Within 19 minutes deputies reviewed the evidence, determined there was no grounds for a criminal charge and learned Wal-Mart would not press the issue further. Wells handed the check to Pitts.

"Our deputies didn't even see enough (of a case) to write a report," said Lt. Carmen Rivas, the shift commander. "We responded only because Wal-Mart called in a bad check report."

To road deputies, the dispatch code means a possible felony.

Wal-Mart store manager Mark Cornett, who could not be reached for comment Thursday, told Pitts that he only "did what he had to do" before saying "have a great day, sir," according to Pitts.

Pitts was so shaken that he called his boss, Dennis Branch, a regional vice president for GAF in Savannah, Ga. Branch called Cornett and confirmed Pitts' version of the story.

"I was appalled," Branch said. "He wouldn't answer questions like, "Do you call the sheriff every time you cannot verify a check?' He got very defiant. He would not apologize and eventually hung up on me. Reggie had given them the names of several GAF VPs who could vouch for him. All they did was call the GAF guard house number they found in the phone book," which was not answered.

Wal-Mart said it has opened its own investigation of the matter after Pitts called Wal-Mart's complaint line and GAF, based in Wayne, N.J., and a closely-held unit of G-I Holdings Inc., lodged a complaint. GAF, which has 26 plants around the country, employs about 125 people in Tampa.

"We are very concerned about the way Mr. Pitts was treated by Wal-Mart," said Patricia Kim, GAF vice president of employment and labor. "We are awaiting Wal-Mart's response."

Wal-Mart's critics were not surprised. Wal-Mart, like many large retail chains, has been confronted by employment and promotion discrimination suits. In Boston, one suit claims Wal-Mart engaged in a form of racial profiling to prevent shoplifting.

"There has been a string of news reports and lawsuits around the country alleging discrimination and racial profiling in Wal-Mart stores over the past several years," said Paul Blank, director of, a group backed by the United Commercial and Food Workers union that launched a campaign against the nonunion retailer in April. "Only time will tell if it's by policy or by practice."

So far, four Wal-Mart officials, including a regional vice president of operations at corporate headquarters in Bentonville, have called Pitts and apologized for the incident. But no one from the store did. And nobody from the company has offered an explanation of what happened.

"They have it all on tape someplace.
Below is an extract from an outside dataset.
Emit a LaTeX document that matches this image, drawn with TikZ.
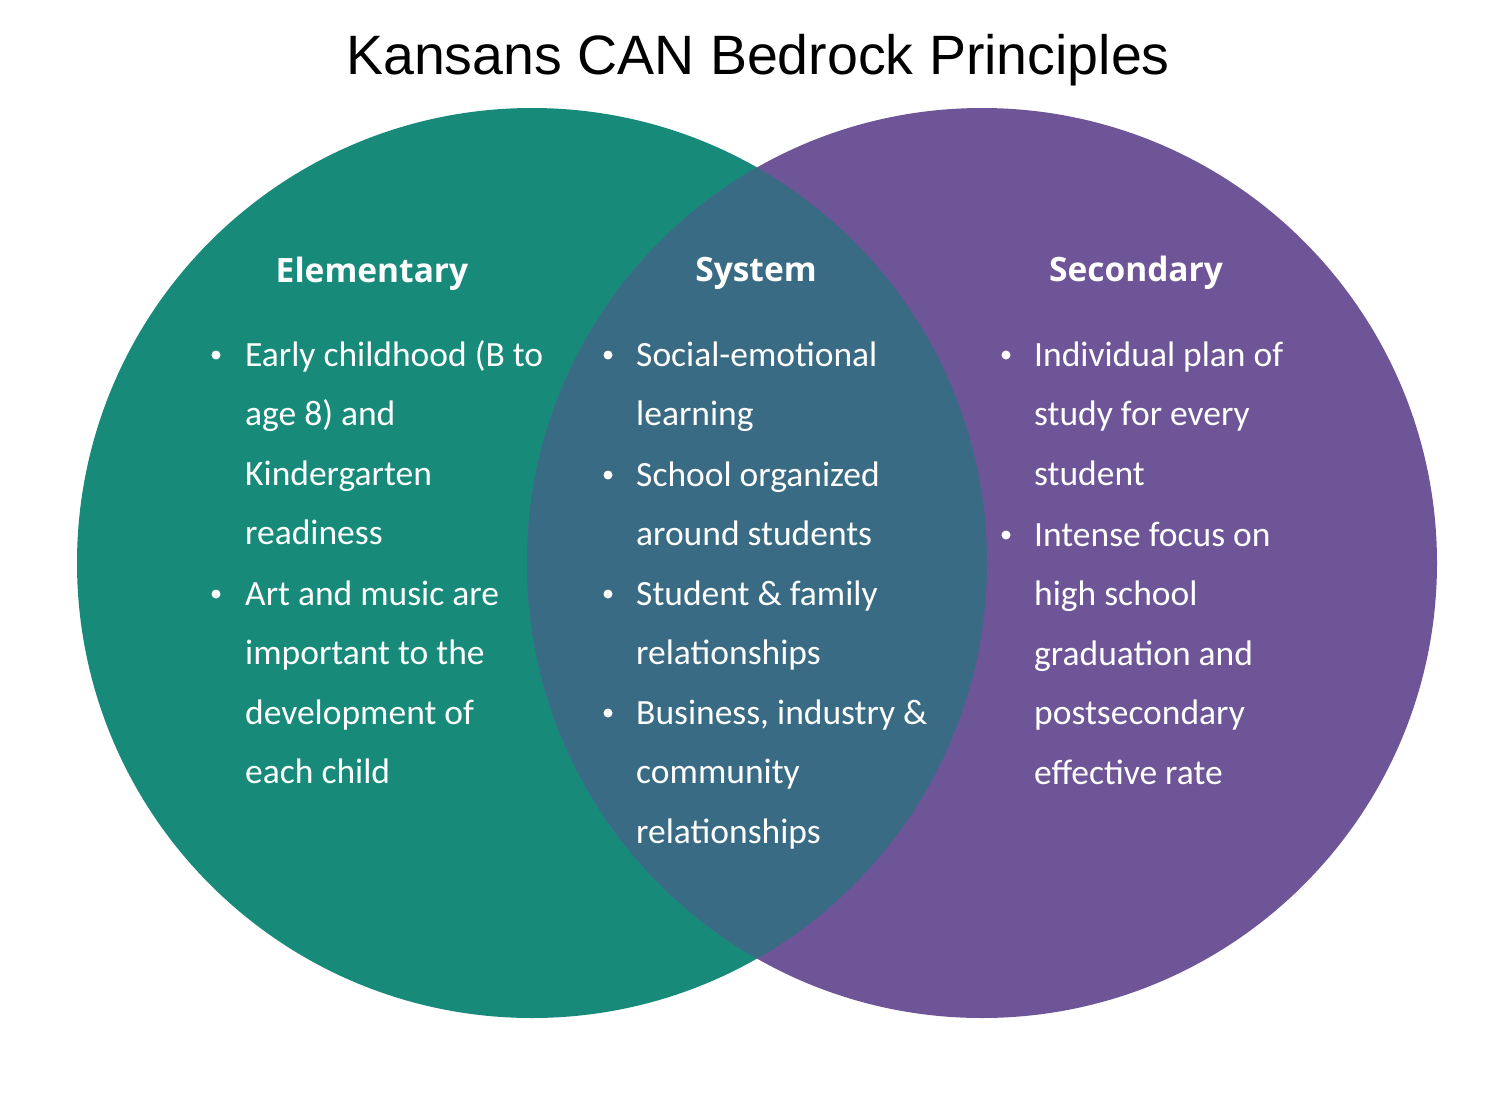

I have been trying to find some reasonable explanation why they did this to me other than something racial," Pitts said. "So far they have not provided one."

$13K for this one transaction.

$50K /year for multiple years.

I can see being careful to verify a check of this size, but two hours?

And then it took the cops all of 20 minutes?

Come on guys, get that clue!

It must be nice to be able to just throw away that much revenue over your own bigotry.

Aint' the free market wunnerfull?

Oh, by the way -- for this year, at least, all that gift card business for the GAF unit will be going to Target.